Implications of Tax Assessment and Abatement
The court highlighted the importance of the assessment process in the context of tax abatement provisions. It asserted that abatement could only occur if there was a prior assessment to evaluate the impact of the tax on the bank's assets. Since the bank had not filed a valid return until 1940, the assessment made during that year was deemed appropriate and lawful. The court referenced prior cases indicating that the lack of a formal return would prevent the statute of limitations from being triggered. Consequently, the court maintained that the statutory framework necessitated an assessment for any potential abatement to take place, thereby upholding the validity of the tax assessment against the bank. This reasoning ultimately supported the decision to reverse the lower court's judgment and dismiss the suit.

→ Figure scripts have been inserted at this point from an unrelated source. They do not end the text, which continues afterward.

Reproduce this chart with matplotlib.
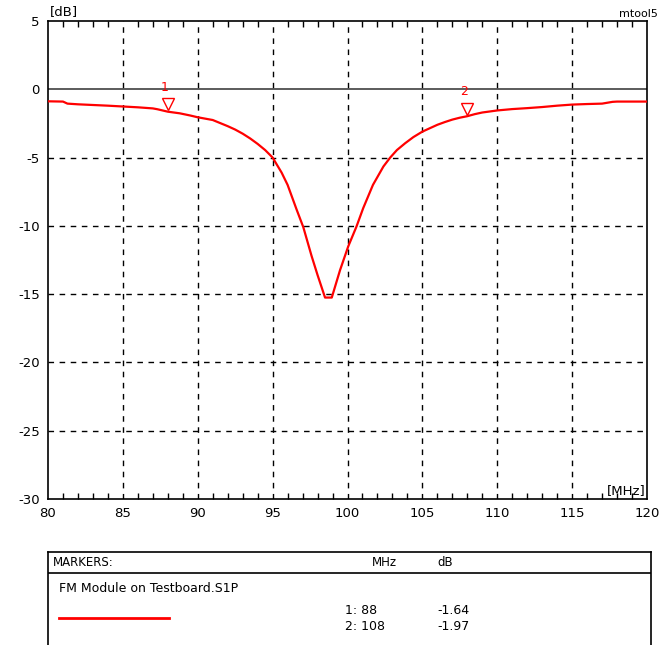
import matplotlib
matplotlib.use("Agg")
import matplotlib.pyplot as plt
from matplotlib.transforms import offset_copy
from matplotlib.lines import Line2D

freq_mhz = [80, 81, 81.3, 82, 83, 84, 85, 86, 87, 87.3, 88, 88.8, 89.5, 90, 91, 92, 92.5, 93, 93.5, 94, 94.5,
            95, 95.6, 96, 96.6, 97.05, 97.6, 98, 98.5, 98.95, 99.5, 100.05, 100.6, 101.05, 101.7, 102.4,
            102.85, 103.3, 103.85, 104.4, 105, 105.5, 106, 106.5, 107, 107.5, 108, 108.5, 109, 110,
            111, 112, 113, 114, 115, 116, 117, 117.7, 118, 119, 120]
s11_db = [-0.88, -0.9, -1.05, -1.1, -1.15, -1.2, -1.26, -1.32, -1.4, -1.46, -1.64, -1.76, -1.92, -2.05,
          -2.25, -2.7, -2.95, -3.25, -3.6, -4.0, -4.45,
          -5.0, -6.1, -7.0, -8.8, -10.1, -12.2, -13.6, -15.25, -15.25, -13.25, -11.5, -10.05, -8.7, -7.0, -5.65,
          -5.0, -4.45, -3.95, -3.5, -3.1, -2.85, -2.6, -2.4, -2.22, -2.08, -1.97, -1.82, -1.7, -1.55,
          -1.45, -1.38, -1.3, -1.2, -1.12, -1.08, -1.05, -0.92, -0.9, -0.9, -0.9]

marker_ids = ["1", "2"]
marker_freq = [88, 108]
marker_db = [-1.64, -1.97]

x_ticks = [80, 85, 90, 95, 100, 105, 110, 115, 120]
y_ticks = [5, 0, -5, -10, -15, -20, -25, -30]
trace_name = "FM Module on Testboard.S1P"

RED = "#ff0000"
W, H = 662, 645
plt.rcParams['font.family'] = ['DejaVu Sans']
plt.rcParams['axes.unicode_minus'] = False
fig = plt.figure(figsize=(W / 100, H / 100), dpi=100)

ax = fig.add_axes([48 / W, (H - 499) / H, 599 / W, 478 / H])
ax.set_xlim(80, 120)
ax.set_ylim(-30, 5)

for v in x_ticks[1:-1]:
    ax.axvline(v, color="black", lw=1, ls=(0, (4, 4)), zorder=1)
for v in y_ticks[2:-1]:
    ax.axhline(v, color="black", lw=1, ls=(0, (4, 4)), zorder=1)
ax.axhline(0, color="#404040", lw=1.2, zorder=1)

ax.plot(freq_mhz, s11_db, color=RED, lw=1.6, zorder=3)

for mid, mf, md in zip(marker_ids, marker_freq, marker_db):
    tr = offset_copy(ax.transData, fig=fig, x=0, y=5.5, units="points")
    ax.plot([mf], [md], marker="v", ms=8, mfc="white", mec=RED, mew=1.0,
            transform=tr, zorder=4, clip_on=False)
    ax.annotate(mid, (mf, md), xytext=(-2, 13), textcoords="offset points",
                color=RED, fontsize=9, ha="center", va="bottom")

ax.set_xticks(x_ticks)
ax.set_yticks(y_ticks)
ax.set_xticks(range(80, 121), minor=True)
ax.tick_params(axis="x", which="minor", direction="in", length=4, top=True, bottom=True, width=1)
ax.tick_params(axis="x", which="major", direction="in", length=0, pad=6, labelsize=9.5)
ax.tick_params(axis="y", which="major", direction="in", length=0, pad=6, labelsize=9.5)
for s in ax.spines.values():
    s.set_linewidth(1.2)

fig.text(50 / W, 1 - 12 / H, "[dB]", fontsize=9.5, ha="left", va="center")
fig.text(658 / W, 1 - 14 / H, "mtool5", fontsize=8, ha="right", va="center")
ax.text(0.997, 0.005, "[MHz]", transform=ax.transAxes, fontsize=9.5, ha="right", va="bottom")

# marker table box
bx = fig.add_axes([48 / W, 0, 603 / W, (H - 552) / H])
bx.set_xlim(0, 603)
bx.set_ylim(H - 552, 0)
bx.set_xticks([])
bx.set_yticks([])
bx.spines["bottom"].set_visible(False)
for s in ["top", "left", "right"]:
    bx.spines[s].set_linewidth(1.2)
bx.axhline(21, color="black", lw=1.2)
fs = 8.5
bx.text(5, 10, "MARKERS:", fontsize=fs, va="center", ha="left")
bx.text(324, 10, "MHz", fontsize=fs, va="center", ha="left")
bx.text(389, 10, "dB", fontsize=fs, va="center", ha="left")
bx.text(11, 37, trace_name, fontsize=9, va="center", ha="left")
bx.add_line(Line2D([11, 121], [66, 66], color=RED, lw=2))
for i, (mid, mf, md) in enumerate(zip(marker_ids, marker_freq, marker_db)):
    y = 58 + 17 * i
    bx.text(297, y, f"{mid}: {mf}", fontsize=9, va="center", ha="left")
    bx.text(389, y, f"{md:.2f}", fontsize=9, va="center", ha="left")

fig.savefig("out.png", dpi=100)
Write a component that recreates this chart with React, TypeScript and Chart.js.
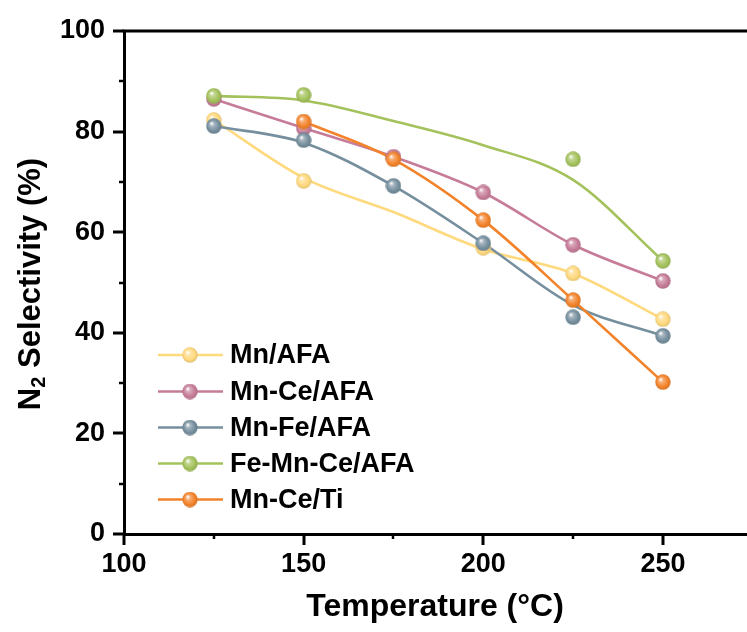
import React, { useEffect, useRef } from "react";
import { Chart, registerables } from "chart.js";

Chart.register(...registerables);

// ---- Data ----
const temperatures = [125, 150, 175, 200, 225, 250];
const seriesNames = ["Mn/AFA", "Mn-Ce/AFA", "Mn-Fe/AFA", "Fe-Mn-Ce/AFA", "Mn-Ce/Ti"];
const seriesColors = ["#FFD97E", "#C67C98", "#768F9E", "#A4C25C", "#F3832A"];

// measured points (null = no marker)
const mnAFA = [82.3, 70.2, null, 56.9, 51.8, 42.7];
const mnCeAFA = [86.5, 80.7, 75.0, 67.9, 57.5, 50.3];
const mnFeAFA = [81.1, 78.3, 69.2, 57.8, 43.1, 39.4];
const feMnCeAFA = [87.1, 87.3, null, null, 74.5, 54.3];
const mnCeTi = [null, 82.0, 74.5, 62.4, 46.5, 30.2];

// fitted curves as drawn in the reference
const mnAFAFit = [82.3, 70.8, 64.0, 56.6, 51.8, 42.7];
const mnCeAFAFit = [86.5, 80.7, 75.0, 67.9, 57.5, 50.3];
const mnFeAFAFit = [81.1, 77.8, 69.2, 57.8, 45.5, 39.4];
const feMnCeAFAFit = [87.1, 86.2, 82.1, 77.3, 70.4, 54.3];
const mnCeTiFit = [null, 82.0, 74.5, 62.4, 46.5, 30.2];

const xTickLabels = [100, 150, 200, 250];
const yTickLabels = [0, 20, 40, 60, 80, 100];

const pointSets = [mnAFA, mnCeAFA, mnFeAFA, feMnCeAFA, mnCeTi];
const fitSets = [mnAFAFit, mnCeAFAFit, mnFeAFAFit, feMnCeAFAFit, mnCeTiFit];

const FONT = "'Liberation Sans', Arial, sans-serif";

function toXY(arr: (number | null)[]) {
  const out: { x: number; y: number }[] = [];
  arr.forEach((v, i) => {
    if (v !== null) out.push({ x: temperatures[i], y: v });
  });
  return out;
}

function shade(hex: string, f: number) {
  const n = parseInt(hex.slice(1), 16);
  let r = (n >> 16) & 255, g = (n >> 8) & 255, b = n & 255;
  if (f >= 0) {
    r = r + (255 - r) * f; g = g + (255 - g) * f; b = b + (255 - b) * f;
  } else {
    r = r * (1 + f); g = g * (1 + f); b = b * (1 + f);
  }
  return `rgb(${Math.round(r)},${Math.round(g)},${Math.round(b)})`;
}

function sphere(color: string, size = 16) {
  const c = document.createElement("canvas");
  c.width = size; c.height = size;
  const ctx = c.getContext("2d")!;
  const r = size / 2;
  const g = ctx.createRadialGradient(r - r * 0.3, r - r * 0.35, r * 0.05, r, r, r);
  g.addColorStop(0, "#ffffff");
  g.addColorStop(0.25, shade(color, 0.35));
  g.addColorStop(0.7, color);
  g.addColorStop(1, shade(color, -0.12));
  ctx.fillStyle = g;
  ctx.beginPath();
  ctx.arc(r, r, r - 0.3, 0, Math.PI * 2);
  ctx.fill();
  return c;
}

function zeroPad(s: any) {
  s.paddingLeft = 0;
  s.paddingRight = 0;
  s.paddingTop = 0;
  s.paddingBottom = 0;
}

export default function App() {
  const ref = useRef<HTMLCanvasElement | null>(null);

  useEffect(() => {
    document.body.style.margin = "0";
    const canvas = ref.current!;
    const spheres = seriesColors.map((c) => sphere(c));

    const pointDatasets = pointSets.map((arr, i) => ({
      label: seriesNames[i] + " pts",
      data: toXY(arr),
      showLine: false,
      pointStyle: spheres[i] as any,
      pointRadius: 8,
      borderColor: seriesColors[i],
      backgroundColor: seriesColors[i],
      clip: false as any,
    }));
    const lineDatasets = fitSets.map((arr, i) => ({
      label: seriesNames[i],
      data: toXY(arr),
      borderColor: seriesColors[i],
      borderWidth: 2.6,
      pointRadius: 0,
      cubicInterpolationMode: "monotone" as const,
      fill: false,
    }));
    // first dataset drawn on top: orange, green, blue, pink, yellow
    const drawOrder = [4, 3, 2, 1, 0];
    const datasets = [
      ...drawOrder.map((i) => pointDatasets[i]),
      ...drawOrder.map((i) => lineDatasets[i]),
    ];

    const decor = {
      id: "decor",
      afterDraw(chart: any) {
        const ctx = chart.ctx as CanvasRenderingContext2D;
        const area = chart.chartArea;
        const xs = chart.scales.x;
        const ys = chart.scales.y;
        ctx.save();
        ctx.strokeStyle = "#000";
        ctx.lineCap = "butt";
        // top frame line
        ctx.lineWidth = 3;
        ctx.beginPath();
        ctx.moveTo(area.left - 1.5, area.top);
        ctx.lineTo(chart.width, area.top);
        ctx.stroke();
        // x ticks
        for (let v = 100; v <= 250; v += 25) {
          const major = v % 50 === 0;
          const px = Math.round(xs.getPixelForValue(v));
          ctx.lineWidth = major ? 3 : 2.5;
          ctx.beginPath();
          ctx.moveTo(px, area.bottom);
          ctx.lineTo(px, area.bottom + (major ? 11 : 5));
          ctx.stroke();
        }
        // y ticks
        for (let v = 0; v <= 100; v += 10) {
          const major = v % 20 === 0;
          const py = Math.round(ys.getPixelForValue(v));
          ctx.lineWidth = major ? 3 : 2.5;
          ctx.beginPath();
          ctx.moveTo(area.left, py);
          ctx.lineTo(area.left - (major ? 11 : 5), py);
          ctx.stroke();
        }
        // legend
        const rowY = [355, 391.5, 427.5, 463.5, 499.5];
        ctx.font = `bold 27px ${FONT}`;
        ctx.textBaseline = "middle";
        ctx.textAlign = "left";
        seriesNames.forEach((name, i) => {
          const y = rowY[i];
          ctx.strokeStyle = seriesColors[i];
          ctx.lineWidth = 2.6;
          ctx.beginPath();
          ctx.moveTo(158, y);
          ctx.lineTo(223, y);
          ctx.stroke();
          ctx.drawImage(spheres[i], 190 - 8, y - 8, 16, 16);
          ctx.fillStyle = "#000";
          ctx.fillText(name, 230, y + 1);
        });
        // x title
        ctx.fillStyle = "#000";
        ctx.font = `bold 32px ${FONT}`;
        ctx.textAlign = "center";
        ctx.textBaseline = "middle";
        ctx.fillText("Temperature (\u00B0C)", 435, 607);
        // y title (rotated, N with subscript 2)
        ctx.translate(31, 284);
        ctx.rotate(-Math.PI / 2);
        const big = `bold 31px ${FONT}`;
        const small = `bold 20px ${FONT}`;
        ctx.font = big;
        const wN = ctx.measureText("N").width;
        const rest = " Selectivity (%)";
        const wRest = ctx.measureText(rest).width;
        ctx.font = small;
        const w2 = ctx.measureText("2").width;
        const total = wN + w2 + wRest;
        let x0 = -total / 2;
        ctx.textAlign = "left";
        ctx.textBaseline = "middle";
        ctx.font = big;
        ctx.fillText("N", x0, 0);
        x0 += wN;
        ctx.font = small;
        ctx.fillText("2", x0, 8);
        x0 += w2;
        ctx.font = big;
        ctx.fillText(rest, x0, 0);
        ctx.restore();
      },
    };

    const chart = new Chart(canvas, {
      type: "line",
      data: { datasets: datasets as any },
      options: {
        animation: false,
        responsive: false,
        layout: { autoPadding: false, padding: { top: 31, right: 0, left: 0, bottom: 0 } },
        plugins: { legend: { display: false }, tooltip: { enabled: false } },
        scales: {
          x: {
            type: "linear",
            min: 100,
            max: 273.4,
            grid: { display: false, drawTicks: false },
            border: { display: true, color: "#000", width: 3 },
            afterBuildTicks: (s: any) => {
              s.ticks = xTickLabels.map((v) => ({ value: v }));
            },
            afterFit: (s: any) => {
              s.height = 98;
              zeroPad(s);
            },
            ticks: {
              color: "#000",
              padding: 14,
              maxRotation: 0,
              font: { family: FONT, size: 27, weight: "bold" },
            },
          },
          y: {
            type: "linear",
            min: 0,
            max: 100,
            grid: { display: false, drawTicks: false },
            border: { display: true, color: "#000", width: 3 },
            afterBuildTicks: (s: any) => {
              s.ticks = yTickLabels.map((v) => ({ value: v }));
            },
            afterFit: (s: any) => {
              s.width = 124;
              zeroPad(s);
            },
            ticks: {
              color: "#000",
              padding: 19,
              font: { family: FONT, size: 27, weight: "bold" },
            },
          },
        },
      },
      plugins: [decor],
    });
    return () => chart.destroy();
  }, []);

  return (
    <div style={{ width: 747, height: 632, background: "#fff" }}>
      <canvas ref={ref} width={747} height={632} style={{ display: "block" }} />
    </div>
  );
}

Conclusion of the Court's Reasoning
The court concluded that the First National Bank of Wyandotte was not entitled to a refund of the $600 paid as tax, as the assessment was valid and timely. The court's analysis centered on the failure of the bank to submit a proper tax return, which was critical for initiating the statute of limitations. It reaffirmed that the Commissioner had the authority to assess taxes when a valid return was not filed, regardless of the bank's insolvency status. By emphasizing the necessity of compliance with statutory requirements for tax returns, the court clarified the procedures that must be followed in cases of insolvency. Ultimately, the court's ruling underscored the principles that govern tax assessments and the criteria for tax abatement, leading to the reversal of the District Court's decision in favor of the bank.